Il fut un temps où les joueurs de blues du Mississipi trouvaient leur génie aux carrefours. Il fallait prendre sa guitare et aller jouer à la croisée des routes, un peu avant minuit ; bientôt un grand homme noir vous empruntait l’instrument, l’accordait et vous jouait des airs. « C’est comme ça que j’ai appris toute ma musique », avoue Tommy Johnson, de Crystal Spring. Pour le grand Robert Johnson, assassiné à vingt-six ans une nuit d’août 1938, la rencontre du carrefour prit des allures de pacte démoniaque, voilà ce que l’on raconte. Mais que dit sa chanson Crossroads ? « Je suis allé au carrefour / Je suis tombé à genoux... Oh, j’ai essayé de m’échapper... Personne ne m’a vu / Tout le monde me croise... Immobile au carrefour / Le soleil se lève et s’en va... Je crois en mon âme maintenant... J’ai regardé à l’est et à l’ouest... J’ai essayé de m’échapper... Personne ne me voit / Tout le monde me croise. » L’intersection des routes est un lieu de hasard, et s’y rencontre, bonne ou mauvaise, la Fortune. Un temps sur un pilier y veillait Hermès au triple ou quadruple visage, un œil dans chaque direction, le même Psychopompe qui guidait les vivants sur les routes et les morts en Enfer. Puis des croix, des calvaires et des oratoires, avant les ronds-points qui transforment la halte en giration insensée, ne laissent plus les voyageurs hésiter.

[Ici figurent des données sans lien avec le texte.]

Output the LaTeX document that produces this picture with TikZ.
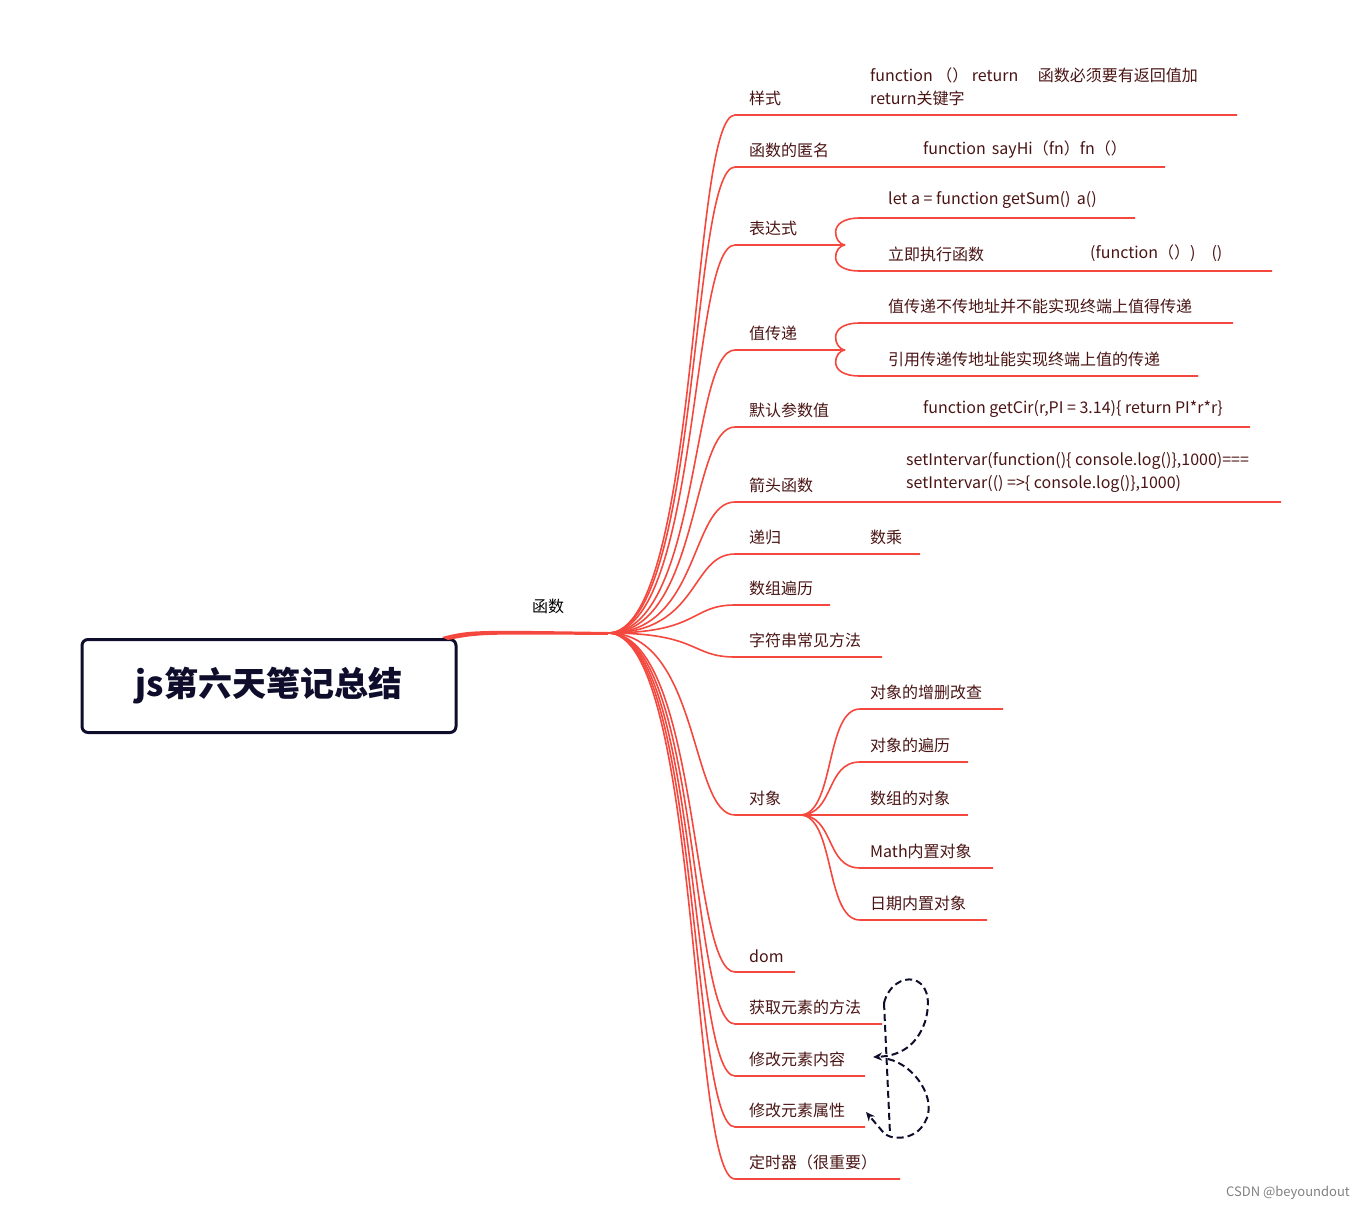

Au carrefour on s’égare ou on trouve son chemin - dans l’instant indécis les démons se précipitent pour nous illusionner, dans le pas suspendu les revenants ont le temps de revenir. Les morts funestes nous tirent par la manche vers la mauvaise route, où l’on n’en finira jamais de tourner en rond avec eux. Las de l’errance sur les grands chemins, les fantômes fatigués se reposent aux abords des forêts et aux rives des cours d’eau, mais se fixent de préférence au croisement des routes : lieux pollués par l’excessive fréquentation des hommes, dit Guillaume d’Auvergne au XIIIème siècle, où l’on enterre les excommuniés, les suicidés et les assassins, où les sorcières se régénèrent dans le sabbat, les démons allument la nuit des lanternes - lumières qui nous attirent dans de fausses directions. Lieu de passage, le carrefour devient lieu de mélange, de corruption, on s’y contamine et on s’y dissémine.

Configuration qui enchante (léger vertige du panorama circulaire), configuration maudite (comme R.Johnson, vous êtes cloué sur place), c’est peut-être dans ce flottement que les morts nous reviennent aux carrefours. Arrêté dans la foule des visages qui passent, que l’on reconnaît, que l’on ne reconnaît pas, qui ne nous voient pas - et si d’aventure on croise le spectre d’un ami. Comme le dirait le petit Cole du film de M.Nuit, les morts marchent comme des gens normaux, ils ne se voient pas les uns les autres, ils ignorent qu’ils sont morts. Il est sans doute un instant au non-lieu du carrefour où leur monde et le nôtre ne sont qu’un.